The Greek "Dark Ages" lasted roughly from 1100 to 750 BCE. By the end of this period, Greece began to recover. Contact with the more advanced civilizations of the Levant and Cyprus re-introduced luxury goods, artistic ideas, and, most importantly, the alphabet. The adoption and adaptation of the Phoenician alphabet around 800 BCE was a revolutionary step that allowed Homer's epics to be written down and laid the foundation for classical Greek literature and thought. The small, isolated communities of the Dark Ages gradually coalesced into a new form of political organization: the polis (city-state). By the 8th century BCE, Greece was once again launching its own colonies and merchants across the Mediterranean, laying the groundwork for the Archaic and Classical periods.

Conclusion: Legacy of a Foundational Collapse

The collapse of Mycenae was not a clean break but a painful, messy, and transformative process. The fall of its palaces marked the end of a world order, but it is precisely this catastrophic failure that created the conditions for the Mediterranean of the Classical world. The highly centralized, palace-controlled trade networks of the Bronze Age gave way to the decentralized, entrepreneurial trade networks of the Iron Age. The rigid hierarchical structure of the wanax was replaced by the more dynamic and participatory model of the polis.

The collapse of Mycenae is a cautionary tale about the fragility of complex interdependence, yet it is also a story of resilience and adaptation.
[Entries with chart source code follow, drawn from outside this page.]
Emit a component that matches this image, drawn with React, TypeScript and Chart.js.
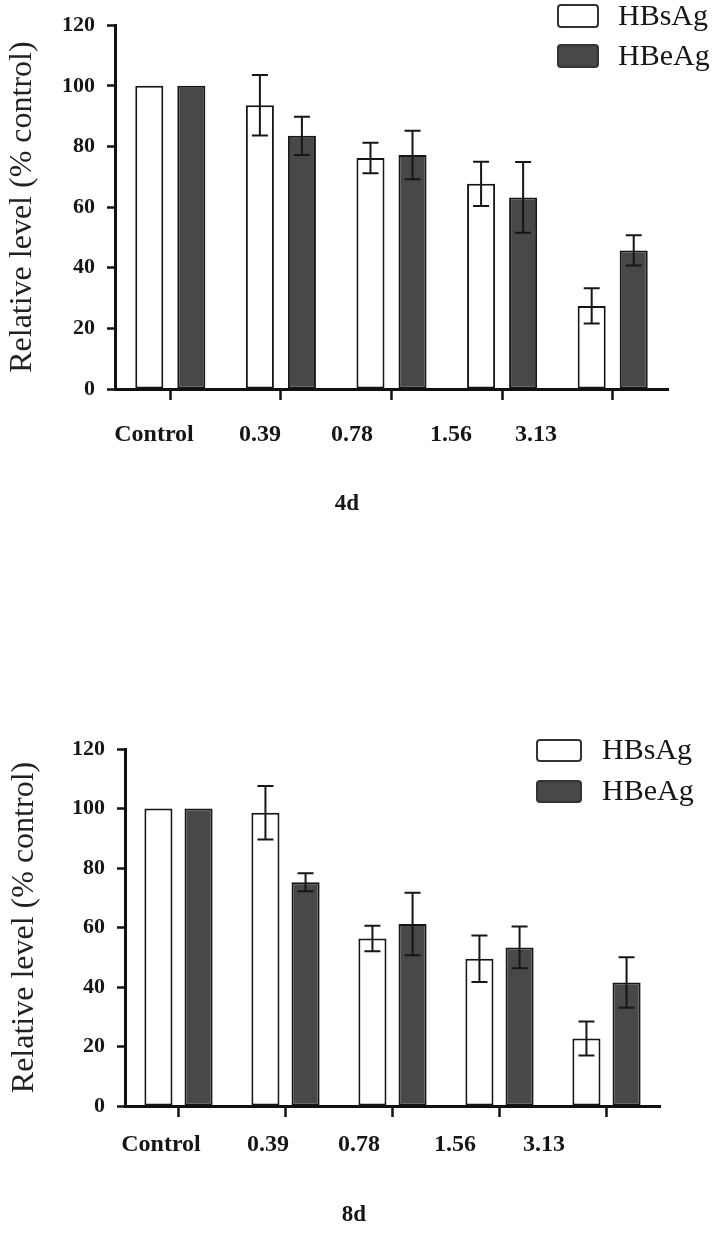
import React, { useEffect, useRef } from 'react';
import { Chart, registerables } from 'chart.js';

Chart.register(...registerables);

// ---------- data ----------
const categories = ['Control', '0.39', '0.78', '1.56', '3.13'];
const seriesNames = ['HBsAg', 'HBeAg'];
const yTicks = [0, 20, 40, 60, 80, 100, 120];
const yTitle = 'Relative level (% control)';

const hbsAg4d = [100, 93.6, 76.2, 67.7, 27.4];
const hbsAg4dErr = [0, 10, 5, 7.3, 5.8];
const hbeAg4d = [100, 83.5, 77.2, 63.2, 45.7];
const hbeAg4dErr = [0, 6.3, 8, 11.7, 5];

const hbsAg8d = [100, 98.6, 56.3, 49.5, 22.7];
const hbsAg8dErr = [0, 9, 4.3, 7.8, 5.7];
const hbeAg8d = [100, 75.2, 61.2, 53.3, 41.5];
const hbeAg8dErr = [0, 3, 10.5, 7, 8.5];

// ---------- styles ----------
const SERIF = '"Liberation Serif", "Times New Roman", Times, serif';
const INK = '#161616';
const fills = ['#ffffff', '#484848'];

type Layout = {
  top: number; height: number; yAxisWidth: number;
  padTop: number; padRight: number; padBottom: number;
  catPct: number; barPct: number; titlePad: number;
  labelX: number[]; labelDy: number; panelLabelX: number; panelLabelDy: number;
  legendX: number; legendY: number; legendBoxW: number; legendBoxH: number;
  legendStep: number; legendTextGap: number;
};

const panels: { name: string; values: number[][]; errors: number[][]; layout: Layout }[] = [
  {
    name: '4d',
    values: [hbsAg4d, hbeAg4d],
    errors: [hbsAg4dErr, hbeAg4dErr],
    layout: {
      top: 0, height: 540, yAxisWidth: 115,
      padTop: 24, padRight: 49, padBottom: 139,
      catPct: 0.76, barPct: 0.667, titlePad: 3,
      labelX: [154, 260, 352, 451, 536], labelDy: 46,
      panelLabelX: 347, panelLabelDy: 115,
      legendX: 558, legendY: 5, legendBoxW: 40, legendBoxH: 22, legendStep: 40, legendTextGap: 20,
    },
  },
  {
    name: '8d',
    values: [hbsAg8d, hbeAg8d],
    errors: [hbsAg8dErr, hbeAg8dErr],
    layout: {
      top: 700, height: 535, yAxisWidth: 125,
      padTop: 49, padRight: 57, padBottom: 117,
      catPct: 0.75, barPct: 0.7, titlePad: 5,
      labelX: [161, 268, 359, 455, 544], labelDy: 39,
      panelLabelX: 354, panelLabelDy: 109,
      legendX: 537, legendY: 40, legendBoxW: 44, legendBoxH: 21, legendStep: 41, legendTextGap: 21,
    },
  },
];

function roundRect(ctx: CanvasRenderingContext2D, x: number, y: number, w: number, h: number, r: number) {
  ctx.beginPath();
  ctx.moveTo(x + r, y);
  ctx.lineTo(x + w - r, y);
  ctx.quadraticCurveTo(x + w, y, x + w, y + r);
  ctx.lineTo(x + w, y + h - r);
  ctx.quadraticCurveTo(x + w, y + h, x + w - r, y + h);
  ctx.lineTo(x + r, y + h);
  ctx.quadraticCurveTo(x, y + h, x, y + h - r);
  ctx.lineTo(x, y + r);
  ctx.quadraticCurveTo(x, y, x + r, y);
  ctx.closePath();
}

function Panel({ panel }: { panel: typeof panels[number] }) {
  const ref = useRef<HTMLCanvasElement>(null);
  const L = panel.layout;

  useEffect(() => {
    const canvas = ref.current;
    if (!canvas) return;

    const errorBars = {
      id: 'errorBars',
      afterDatasetsDraw(chart: any) {
        const ctx = chart.ctx;
        const yScale = chart.scales.y;
        ctx.save();
        ctx.strokeStyle = INK;
        ctx.lineWidth = 2;
        chart.data.datasets.forEach((ds: any, di: number) => {
          const meta = chart.getDatasetMeta(di);
          const errs = panel.errors[di];
          meta.data.forEach((el: any, j: number) => {
            const e = errs[j];
            if (!e) return;
            const v = ds.data[j];
            const yT = yScale.getPixelForValue(v + e);
            const yB = yScale.getPixelForValue(v - e);
            const x = el.x;
            const cap = 8;
            ctx.beginPath();
            ctx.moveTo(x, yT); ctx.lineTo(x, yB);
            ctx.moveTo(x - cap, yT); ctx.lineTo(x + cap, yT);
            ctx.moveTo(x - cap, yB); ctx.lineTo(x + cap, yB);
            ctx.stroke();
          });
        });
        ctx.restore();
      },
    };

    const textPlugin = {
      id: 'texts',
      afterDraw(chart: any) {
        const ctx = chart.ctx;
        const area = chart.chartArea;
        ctx.save();
        ctx.fillStyle = INK;
        ctx.textAlign = 'center';
        ctx.textBaseline = 'middle';
        ctx.font = `bold 24px ${SERIF}`;
        (chart.data.labels as string[]).forEach((lab, i) => {
          ctx.fillText(lab, L.labelX[i], area.bottom + L.labelDy);
        });
        ctx.font = `bold 23px ${SERIF}`;
        ctx.fillText(panel.name, L.panelLabelX, area.bottom + L.panelLabelDy);

        // legend
        ctx.textAlign = 'left';
        ctx.font = `30px ${SERIF}`;
        chart.data.datasets.forEach((ds: any, i: number) => {
          const y = L.legendY + i * L.legendStep;
          roundRect(ctx, L.legendX, y, L.legendBoxW, L.legendBoxH, 3);
          ctx.fillStyle = ds.backgroundColor;
          ctx.fill();
          ctx.lineWidth = 2;
          ctx.strokeStyle = '#333';
          ctx.stroke();
          ctx.fillStyle = INK;
          ctx.fillText(ds.label, L.legendX + L.legendBoxW + L.legendTextGap, y + L.legendBoxH / 2 + 1);
        });
        ctx.restore();
      },
    };

    const chart = new Chart(canvas, {
      type: 'bar',
      data: {
        labels: categories,
        datasets: seriesNames.map((name, i) => ({
          label: name,
          data: panel.values[i],
          backgroundColor: fills[i],
          borderColor: '#161616',
          borderWidth: 2,
          borderSkipped: false,
          categoryPercentage: L.catPct,
          barPercentage: L.barPct,
        })),
      },
      options: {
        responsive: false,
        maintainAspectRatio: false,
        animation: false,
        layout: { padding: { top: L.padTop, right: L.padRight, bottom: L.padBottom, left: 0 } },
        plugins: {
          legend: { display: false },
          tooltip: { enabled: false },
          title: { display: false },
        },
        scales: {
          x: {
            type: 'category',
            offset: true,
            grid: {
              display: true,
              drawOnChartArea: false,
              drawTicks: true,
              tickLength: 11,
              tickWidth: 2.5,
              tickColor: '#111',
              offset: false,
            },
            border: { display: true, color: '#111', width: 3 },
            ticks: { display: false },
            afterFit: (s: any) => { s.height = 12; },
          },
          y: {
            min: 0,
            max: 120,
            afterBuildTicks: (s: any) => { s.ticks = yTicks.map((v) => ({ value: v })); },
            ticks: {
              padding: 12,
              color: INK,
              font: { family: SERIF, size: 22, weight: 'bold' },
            },
            grid: {
              display: true,
              drawOnChartArea: false,
              drawTicks: true,
              tickLength: 8,
              tickWidth: 2.5,
              tickColor: '#111',
            },
            border: { display: true, color: '#111', width: 3 },
            title: {
              display: true,
              text: yTitle,
              color: '#222',
              font: { family: SERIF, size: 32, weight: 'normal', lineHeight: 1.2 },
              padding: { top: L.titlePad, bottom: 0 },
            },
            afterFit: (s: any) => { s.width = L.yAxisWidth; },
          },
        },
      } as any,
      plugins: [errorBars, textPlugin],
    });
    return () => chart.destroy();
  }, []);

  return (
    <canvas
      ref={ref}
      width={717}
      height={L.height}
      style={{ position: 'absolute', left: 0, top: L.top, width: 717, height: L.height, display: 'block' }}
    />
  );
}

export default function App() {
  return (
    <div style={{ position: 'absolute', left: 0, top: 0, width: 717, height: 1235, background: '#fff', overflow: 'hidden' }}>
      {panels.map((p) => (
        <Panel key={p.name} panel={p} />
      ))}
    </div>
  );
}
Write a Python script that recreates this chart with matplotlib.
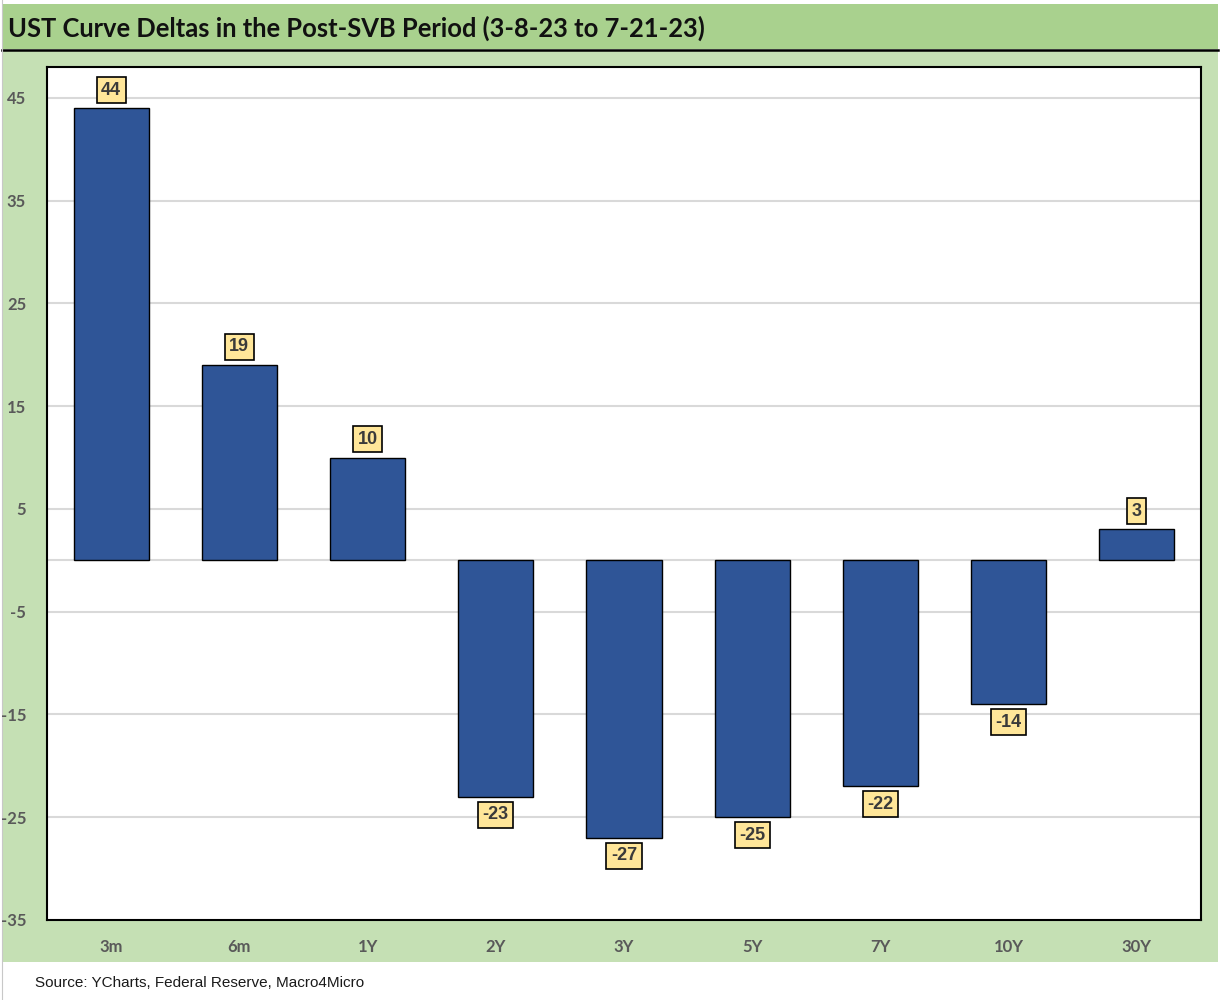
import matplotlib
matplotlib.use("Agg")
import matplotlib.pyplot as plt
from matplotlib.patches import Rectangle
import numpy as np

plt.rcParams["axes.unicode_minus"] = False

categories = ["3m", "6m", "1Y", "2Y", "3Y", "5Y", "7Y", "10Y", "30Y"]
deltas = [44, 19, 10, -23, -27, -25, -22, -14, 3]
yticks = [-35, -25, -15, -5, 5, 15, 25, 35, 45]
title = "UST Curve Deltas in the Post-SVB Period (3-8-23 to 7-21-23)"
source = "Source: YCharts, Federal Reserve, Macro4Micro"

W, H = 1220, 1000
fig = plt.figure(figsize=(W / 100, H / 100), dpi=100)
fig.patch.set_facecolor("white")

def fx(x): return x / W
def fy(y): return 1 - y / H

# background panels
fig.patches.append(Rectangle((fx(2), fy(962)), fx(1218) - fx(2), fy(50) - fy(962),
                             transform=fig.transFigure, facecolor="#c5e0b4", edgecolor="none", zorder=-2))
fig.patches.append(Rectangle((fx(2), fy(49)), fx(1218) - fx(2), fy(4) - fy(49),
                             transform=fig.transFigure, facecolor="#a9d18e", edgecolor="none", zorder=-2))
fig.lines.append(plt.Line2D([fx(2), fx(1218)], [fy(49.5), fy(49.5)], transform=fig.transFigure,
                            color="black", lw=1.8, zorder=-1))
fig.lines.append(plt.Line2D([fx(2), fx(2)], [fy(0), fy(1000)], transform=fig.transFigure,
                            color="#c8c8c8", lw=0.8, zorder=-1))

fig.text(fx(8), fy(28), title, fontsize=18.4, fontweight="bold",
         family=["Lato", "DejaVu Sans"], color="#111111", va="center", ha="left")
fig.text(fx(35), fy(983), source, fontsize=11, family=["Liberation Sans", "DejaVu Sans"],
         color="#1a1a1a", va="center", ha="left")

ax = fig.add_axes([fx(47), fy(920), fx(1201) - fx(47), fy(67) - fy(920)])
ax.set_zorder(2)
ax.set_facecolor("white")
x = np.arange(len(categories))
ax.bar(x, deltas, width=0.585, color="#2f5597", edgecolor="black", linewidth=1.0, zorder=3)
ax.set_xlim(-0.5, len(categories) - 0.5)
ax.set_ylim(-35, 48)
ax.set_yticks(yticks)
ax.set_xticks(x)
ax.set_xticklabels(categories)
for t in yticks[1:]:
    ax.axhline(t, color="#d9d9d9", lw=1.5, zorder=1)
ax.axhline(0, color="#d9d9d9", lw=1.5, zorder=1)
ax.tick_params(length=0, labelsize=12, labelcolor="#595959")
ax.tick_params(axis="y", pad=15)
ax.tick_params(axis="x", pad=14)
for lab in ax.get_xticklabels() + ax.get_yticklabels():
    lab.set_fontweight("bold")
    lab.set_family(["Lato", "DejaVu Sans"])
for s in ax.spines.values():
    s.set_color("black")
    s.set_linewidth(1.5)

for xi, v in zip(x, deltas):
    off = 13.0 if v >= 0 else -13.0
    ax.annotate(str(v), (xi, v), xytext=(0, off), textcoords="offset points",
                ha="center", va="center", fontsize=13, fontweight="bold",
                family=["Liberation Sans", "DejaVu Sans"], color="#3a3a3a", zorder=5,
                bbox=dict(boxstyle="square,pad=0.25", facecolor="#ffe699", edgecolor="black", lw=1.2))

fig.savefig("out.png", dpi=100)
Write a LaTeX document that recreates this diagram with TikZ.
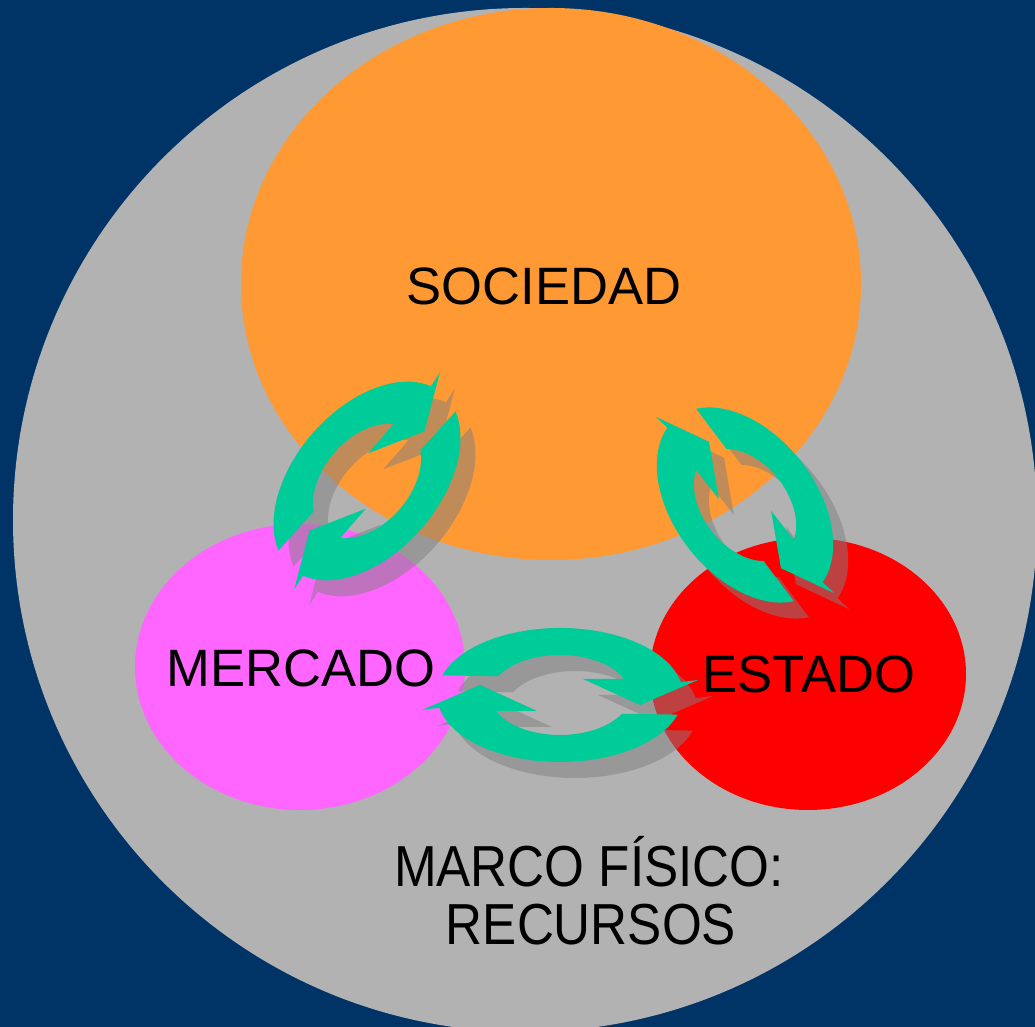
\documentclass[tikz,border=0pt]{standalone}
\usepackage{fontspec}
\setmainfont{Liberation Sans}

\definecolor{bgnavy}{HTML}{003366}
\definecolor{marcogray}{HTML}{B2B2B2}
\definecolor{socorange}{HTML}{FF9933}
\definecolor{mermagenta}{HTML}{FF66FF}
\definecolor{estred}{HTML}{FF0000}
\definecolor{cycgreen}{HTML}{00CC99}

\tikzset{
	lbl/.style={font=\fontsize{26.3}{30}\selectfont, inner sep=0pt, anchor=base},
	cycarrow/.style={fill=cycgreen},
	cycshadow/.style={fill=gray, fill opacity=0.5},
	% two curved arrows turning round each other
	pics/cyclepair/.style={code={
		\foreach \rot in {0,180}
			\path[rotate=\rot,#1] (163:123 and 67)
				arc[start angle=163, end angle=11, x radius=123, y radius=67]
				-- (138,15) -- (80,-10) -- (23,16) -- (23.6:70 and 40)
				arc[start angle=23.6, end angle=152, x radius=70, y radius=40] -- cycle;
	}},
	msturn/.style={rotate=49, xscale=0.94, yscale=1.08},
	seturn/.style={rotate=128, xscale=0.9, yscale=1.06}
}

\begin{document}
\begin{tikzpicture}[x=0.5pt, y=0.5pt]

	\path[use as bounding box, clip] (0,0) rectangle (1035,1027);
	\fill[bgnavy] (0,0) rectangle (1035,1027);
	\fill[marcogray] (525,507) circle(512);

	\fill[socorange] (551,743) ellipse (310 and 276);
	\fill[mermagenta] (300,360) ellipse (165 and 143);
	\fill[estred] (808,353) ellipse (158 and 136);

	\coordinate (ms) at (367,546);
	\coordinate (se) at (745,522);
	\coordinate (me) at (560,332);

	\pic[msturn] at ([shift={(15,-16)}]ms) {cyclepair=cycshadow};
	\pic[seturn] at ([shift={(15,-16)}]se) {cyclepair=cycshadow};
	\pic at ([shift={(15,-16)}]me) {cyclepair=cycshadow};

	\pic[msturn] at (ms) {cyclepair=cycarrow};
	\pic[seturn] at (se) {cyclepair=cycarrow};
	\pic at (me) {cyclepair=cycarrow};

	\node[lbl] (sociedad) at (544,722) {SOCIEDAD};
	\node[lbl] (mercado) at (301,340) {MERCADO};
	\node[lbl] (estado) at (809,334) {ESTADO};
	\node[lbl, font=\fontsize{25.6}{30}\selectfont] (marco) at (589,140) {\scalebox{1}[1.13]{MARCO FÍSICO:}};
	\node[lbl, font=\fontsize{25.6}{30}\selectfont] (recursos) at (591,82) {\scalebox{1}[1.13]{RECURSOS}};

\end{tikzpicture}
\end{document}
The very darkness of the "Dark Ages" allowed for the forging of new identities, technologies, and systems that eventually gave rise to the foundational civilizations of the West. Understanding this event helps us appreciate how deeply interconnected the ancient world was and how a crisis concentrated in one region and one time can fundamentally alter the trajectory of history for centuries to come. The Mediterranean that emerged was a less cosmopolitan place in the immediate aftermath, but its new dynamic structure was ultimately more durable and transformative than the golden age it replaced.